Cuando se aprecia un filme en el que se explora, entre otros temas, el amor homosexual, con la exquisita agudeza de Dolor y gloria (Pedro Almodóvar, 2019), uno se pregunta cómo es posible que su autor entregue, más tarde, un título que aborde otra relación homoerótica entre dos hombres, pero sea tan dispar y de tan escaso aliento.
Extraña forma de vida (Pedro Almodóvar, 2023), estrenada este mes en el Festival de Cine de Verano, resulta una cinta menor, prescindible al apreciarse en conjunto la filmografía del director de Todo sobre mi madre, Tacones lejanos y Volver.
Si ya existían Brokeback Mountain y El poder del perro, de Ang Lee y Jane Campion, respectivamente; pero, sobre todo, si ya existía su Dolor y gloria, no había necesidad de que el gran director español se sometiese aquí a la concreción de esta encomienda.
Encomienda escribo, porque se trata de un encargo al servicio de la productora de una casa modista (Saint Laurent Productions), del cual Pedro sale mal parado ya desde su endeble arranque, con el joven cantando el fado de Amália Rodrigues, en voz de Caetano Veloso.
Por supuesto –obvio–, esa es una seña de identidad de su obra y gustos, pero no para este tipo de cine, aun entendiéndose, y todo, que le asiste al filme un supuesto afán transgresor. Cuanto ocurre es que no estamos en Hable con ella. Si un vaquero, con esa cara, canta eso en medio del oeste, no pasa de la primera palabra, por muy peculiar que sea el western que filmes.
Broma aparte, lo anterior sería algo insignificante en comparación con todo lo que sigue en un mediometraje que falla a nivel de guion y de composición de personajes, contradictoriamente, dos de los apartados históricos más destacables del cine del autor.
No hay entidad ni carnadura dramática en estos seres (bien interpretados, eso sí, por Pedro Pascal y Ethan Hawke; más por el primero). Ni su dolor ni su pasión ni sus supuestas encrucijadas emocionales resultan creíbles, a falta de manifestarse o aceitarse los goznes dramáticos que los autentifiquen.
Extraña forma de vida resulta, más bien, un pretexto para constatar que, además del melodrama, a Almodóvar, como a tantos, le van las formas clásicas del western, algunos de cuyos ideologemas y marcas de agua intenta filtrar o desacralizar, en un relato que pretende, sin mucha fortuna, transgredir sus arquetipos de género, algo ya hecho antes muchas veces y mucho mejor.

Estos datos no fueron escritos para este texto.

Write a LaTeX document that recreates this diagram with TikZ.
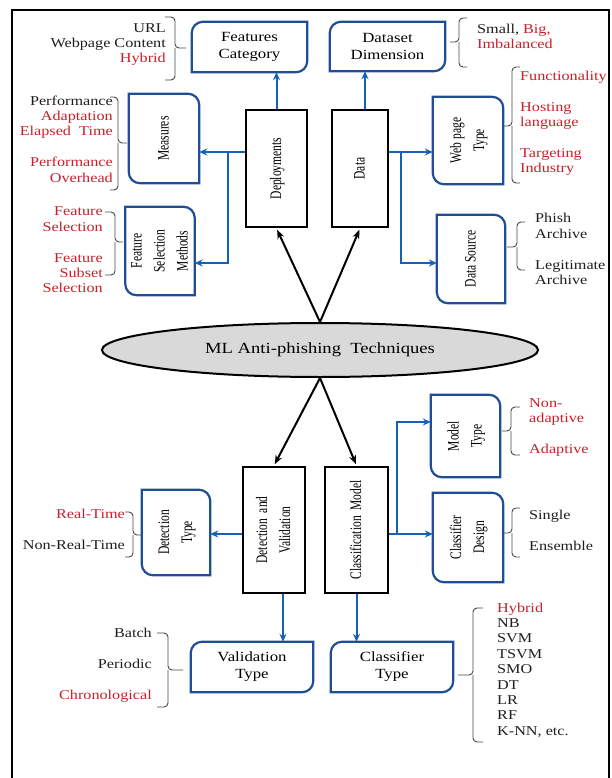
\documentclass[tikz,border=0pt]{standalone}
\usepackage{fontspec}
\usepackage{graphicx}
\setmainfont{Liberation Serif}[FakeStretch=1.2]
\newfontfamily\rotfont{Liberation Serif}[FakeStretch=0.72]
\usetikzlibrary{arrows.meta,shapes.geometric}

\definecolor{boxblue}{RGB}{32,78,150}
\definecolor{flowblue}{RGB}{22,96,182}
\definecolor{itemred}{RGB}{200,32,40}
\definecolor{itemgray}{RGB}{30,30,30}
\definecolor{bracegray}{RGB}{70,70,70}
\definecolor{hubgray}{RGB}{217,217,217}

\newcommand{\hl}[1]{\textcolor{itemred}{#1}}
\newcommand{\vlabel}[1]{\rotatebox{90}{\rotfont\fontsize{16}{23}\selectfont\begin{tabular}{@{}c@{}}#1\end{tabular}}}
% rounded top-left and bottom-right
\newcommand{\tlbr}[1]{\draw[boxline] ([yshift=-\rr]#1.north west) arc[start angle=180,end angle=90,radius=\rr] -- (#1.north east) -- ([yshift=\rr]#1.south east) arc[start angle=0,end angle=-90,radius=\rr] -- (#1.south west) -- cycle;}
% rounded top-right and bottom-left
\newcommand{\trbl}[1]{\draw[boxline] ([xshift=-\rr]#1.north east) arc[start angle=90,end angle=0,radius=\rr] -- (#1.south east) -- ([xshift=\rr]#1.south west) arc[start angle=270,end angle=180,radius=\rr] -- (#1.north west) -- cycle;}
% brace: ends x, spine x, tip x, top y, bottom y, middle y
\newcommand{\curly}[6]{\draw[brc] (#1,#4) -| (#2,#6) -- (#3,#6); \draw[brc] (#1,#5) -| (#2,#6);}

\begin{document}
\begin{tikzpicture}[x=1pt,y=1pt,
    boxline/.style={draw=boxblue,line width=2.2pt},
    catbox/.style={inner sep=0pt,align=center,font=\fontsize{14}{17}\selectfont},
    subbox/.style={inner sep=0pt},
    mainbox/.style={draw=black,line width=2.8pt,inner sep=0pt},
    hub/.style={ellipse,draw=black,line width=2pt,fill=hubgray,inner sep=0pt,
      minimum width=436pt,minimum height=54pt,font=\fontsize{15.5}{18}\selectfont},
    flow/.style={draw=flowblue,line width=2pt,-{Stealth[length=8pt,width=7pt]}},
    link/.style={draw=black,line width=2pt,-{Stealth[length=9pt,width=7pt]},shorten >=1.5pt},
    listr/.style={anchor=east,align=right,inner sep=0pt,text=itemgray,font=\fontsize{13.5}{15.4}\selectfont},
    listl/.style={anchor=west,align=left,inner sep=0pt,text=itemgray,font=\fontsize{13.5}{15.4}\selectfont},
    brc/.style={draw=bracegray,line width=0.9pt,rounded corners=4pt}]
  \def\rr{11pt}
  \useasboundingbox (0,0) rectangle (611,-778);

  % FRAME
  \draw[line width=1.6pt] (12,-778) -- (12,-10) -- (609,-10) -- (609,-778);

  % CENTRE
  \node[hub] (ml) at (320,-350) {ML Anti-phishing\ \ Techniques};

  % MAIN BLOCKS
  \node[mainbox,minimum width=61pt,minimum height=117pt] (deploy) at (276.5,-168.5) {\vlabel{Deployments}};
  \node[mainbox,minimum width=56pt,minimum height=117pt] (data) at (360,-168.5) {\vlabel{Data}};
  \node[mainbox,minimum width=62pt,minimum height=126pt] (detval) at (274,-530) {\vlabel{Detection\ \ and\\Validation}};
  \node[mainbox,minimum width=63pt,minimum height=126pt] (clsmodel) at (356.5,-530) {\vlabel{Classification\ \ Model}};

  % SUB BLOCKS
  \node[catbox,minimum width=115pt,minimum height=50pt] (featcat) at (249.5,-47) {Features\\Category};
  \node[catbox,minimum width=115pt,minimum height=49pt] (datadim) at (387.5,-46.5) {Dataset\\Dimension};
  \node[catbox,minimum width=122pt,minimum height=50pt] (valtype) at (252,-667) {Validation\\Type};
  \node[catbox,minimum width=122pt,minimum height=50pt] (clstype) at (392,-667) {Classifier\\Type};
  \node[subbox,minimum width=70pt,minimum height=89pt] (measures) at (164,-138.5) {\vlabel{Measures}};
  \node[subbox,minimum width=68pt,minimum height=88pt] (fsm) at (160,-251) {\vlabel{Feature\\Selection\\Methods}};
  \node[subbox,minimum width=70pt,minimum height=87pt] (webtype) at (468,-140.5) {\vlabel{Web page\\Type}};
  \node[subbox,minimum width=68pt,minimum height=88pt] (datasrc) at (471,-259) {\vlabel{Data Source}};
  \node[subbox,minimum width=68pt,minimum height=85pt] (dettype) at (176,-532.5) {\vlabel{Detection\\Type}};
  \node[subbox,minimum width=69pt,minimum height=82pt] (modeltype) at (465.5,-436) {\vlabel{Model\\Type}};
  \node[subbox,minimum width=70pt,minimum height=89pt] (clsdesign) at (468,-537.5) {\vlabel{Classifier\\Design}};

  \tlbr{featcat} \tlbr{datadim} \tlbr{valtype} \tlbr{clstype}
  \trbl{measures} \trbl{fsm} \trbl{webtype} \trbl{datasrc}
  \trbl{dettype} \trbl{modeltype} \trbl{clsdesign}

  % BLACK ARROWS
  \draw[link] (ml.north) -- (deploy.south);
  \draw[link] (ml.north) -- (data.south);
  \draw[link] (ml.south) -- (detval.north);
  \draw[link] (ml.south) -- (clsmodel.north);

  % BLUE ARROWS
  \coordinate (jl) at (228,-152);
  \coordinate (jr) at (401,-152);
  \coordinate (jc) at (397,-534);
  \draw[flow] (deploy.north) -- (deploy.north |- featcat.south);
  \draw[flow] ([xshift=5pt]data.north) -- ([xshift=5pt]data.north |- datadim.south);
  \draw[flow] (deploy.west |- jl) -- (measures.east |- jl);
  \draw[flow] (jl) |- ([yshift=-12pt]fsm.east);
  \draw[flow] (data.east |- jr) -- (webtype.west |- jr);
  \draw[flow] (jr) |- ([yshift=-4pt]datasrc.west);
  \draw[flow] ([yshift=-4pt]detval.west) -- ([yshift=-4pt]detval.west -| dettype.east);
  \draw[flow] (clsmodel.east |- jc) -- (clsdesign.west |- jc);
  \draw[flow] (jc) |- ([yshift=14pt]modeltype.west);
  \draw[flow] ([xshift=9pt]detval.south) -- ([xshift=9pt]detval.south |- valtype.north);
  \draw[flow] (clsmodel.south) -- (clsmodel.south |- clstype.north);

  % LISTS
  \node[listr] (featlist) at (166,-44.5) {URL\\Webpage Content\\\hl{Hybrid}};
  \node[listr] (measlist) at (113,-139) {Performance\\\hl{Adaptation}\\\hl{Elapsed\ \ Time}\\[15.4pt]\hl{Performance}\\\hl{Overhead}};
  \node[listr] (fsmlist) at (103,-250) {\hl{Feature}\\\hl{Selection}\\[15.4pt]\hl{Feature}\\\hl{Subset}\\\hl{Selection}};
  \node[listl] (dimlist) at (477,-36.5) {Small,\ \hl{Big,}\\\hl{Imbalanced}};
  \node[listl] (weblist) at (520,-123.5) {\hl{Functionality}\\[15.4pt]\hl{Hosting}\\\hl{language}\\[15.4pt]\hl{Targeting}\\\hl{Industry}};
  \node[listl] (srclist) at (535,-249) {Phish\\Archive\\[15.4pt]Legitimate\\Archive};
  \node[listr] (detlist) at (125,-529) {\hl{Real-Time}\\[15.4pt]Non-Real-Time};
  \node[listl] (modlist) at (529,-427.5) {\hl{Non-}\\\hl{adaptive}\\[15.4pt]\hl{Adaptive}};
  \node[listl] (deslist) at (529,-530) {Single\\[15.4pt]Ensemble};
  \node[listr] (vallist) at (152,-665.5) {Batch\\[15.4pt]Periodic\\[15.4pt]\hl{Chronological}};
  \node[listl] (typlist) at (497,-670) {\hl{Hybrid}\\NB\\SVM\\TSVM\\SMO\\DT\\LR\\RF\\K-NN, etc.};

  % BRACES
  \curly{165}{175}{186}{-17}{-80}{-48}
  \curly{110}{118}{127}{-97}{-190}{-143}
  \curly{105}{115}{123}{-212}{-275}{-242}
  \curly{467}{459}{450}{-18}{-67}{-42}
  \curly{520}{512}{504}{-67}{-183}{-126}
  \curly{525}{517}{507}{-222}{-270}{-247}
  \curly{125}{133}{142}{-512}{-557}{-535}
  \curly{520}{511}{502}{-407}{-455}{-431}
  \curly{520}{512}{503}{-508}{-557}{-533}
  \curly{157}{168}{183}{-633}{-707}{-670}
  \curly{483}{473}{458}{-608}{-742}{-675}
\end{tikzpicture}
\end{document}
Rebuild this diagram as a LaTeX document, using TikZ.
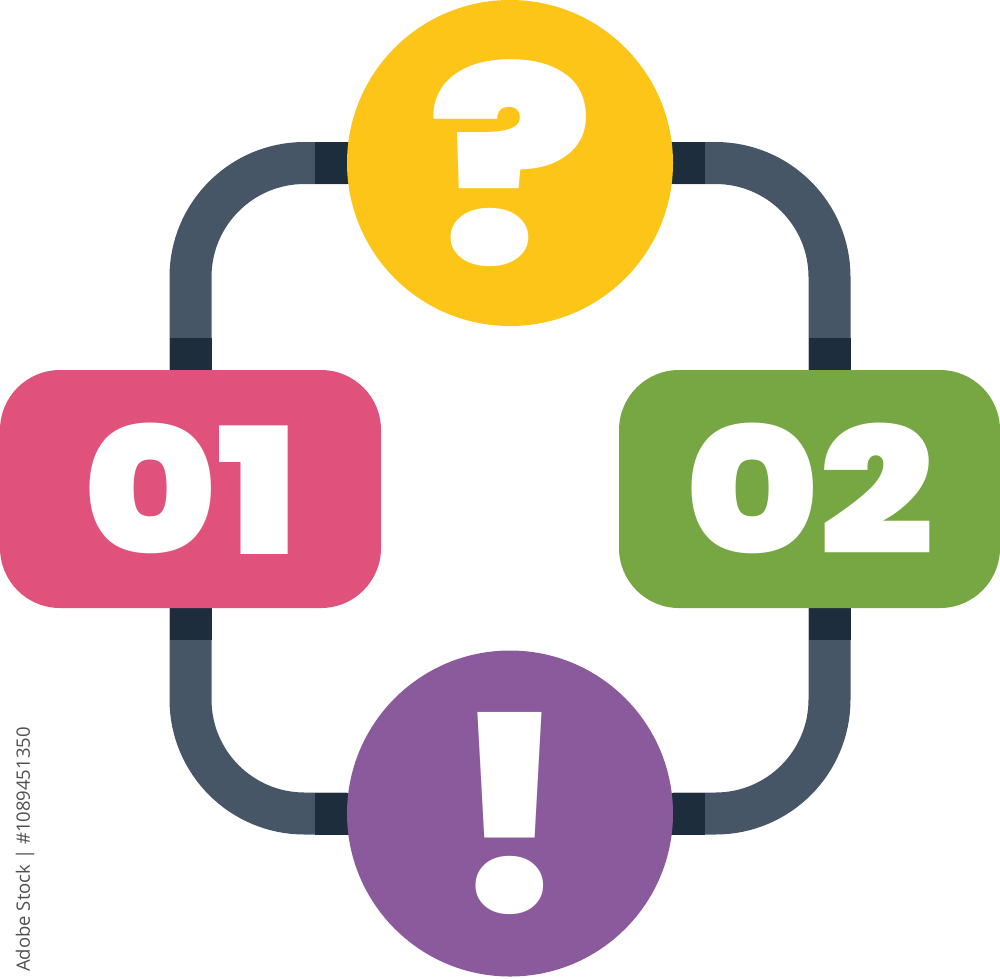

Al margen de lo dicho, representan buenos motivos formales para disfrutar de Extraña forma de vida tanto la extraordinaria música de Alberto Iglesias, como la ducha cámara de José Luis Alcaine, colaboradores habituales del cineasta manchego.
Y podría constituir otro motivo, para quienes les agrade el señor Pedro Pascal (galán maduro que causa furor en parte del público en cada película que aparece), apreciar esa acaramelada imagen que le hurtan a su trasero. Ese que, poco antes, mirase, con no disimulado fervor, el personaje de su amigo–amante de 25 años atrás, compuesto por Ethan Hawke.
Se consigna lo anterior para que se comprenda que la escasa sutilidad y los hueros subrayados de este mediometraje ninguna relación guardan con la inteligencia, lucidez y el pulso lírico –real, no impostado– de la delicada Dolor y gloria.
Volviendo al chileno Pascal, él protagonizó la primera temporada de la serie The Last of Us, western en clave pos– apocalíptica, cuyo episodio 3, llamado despectivamente por homófobos y puristas el capítulo gay de la serie, narra una relación homoerótica.
Supongo que, omnívoro como es en materia visual, Almodóvar debe haberlo visto, como igual las cintas Love is Strange y Supernova. En ese capítulo y en ambos filmes está expresado, de forma magistral, todo lo que él no fue capaz de transmitir en Extraña forma… sobre la hondura e intensidad del amor entre dos hombres.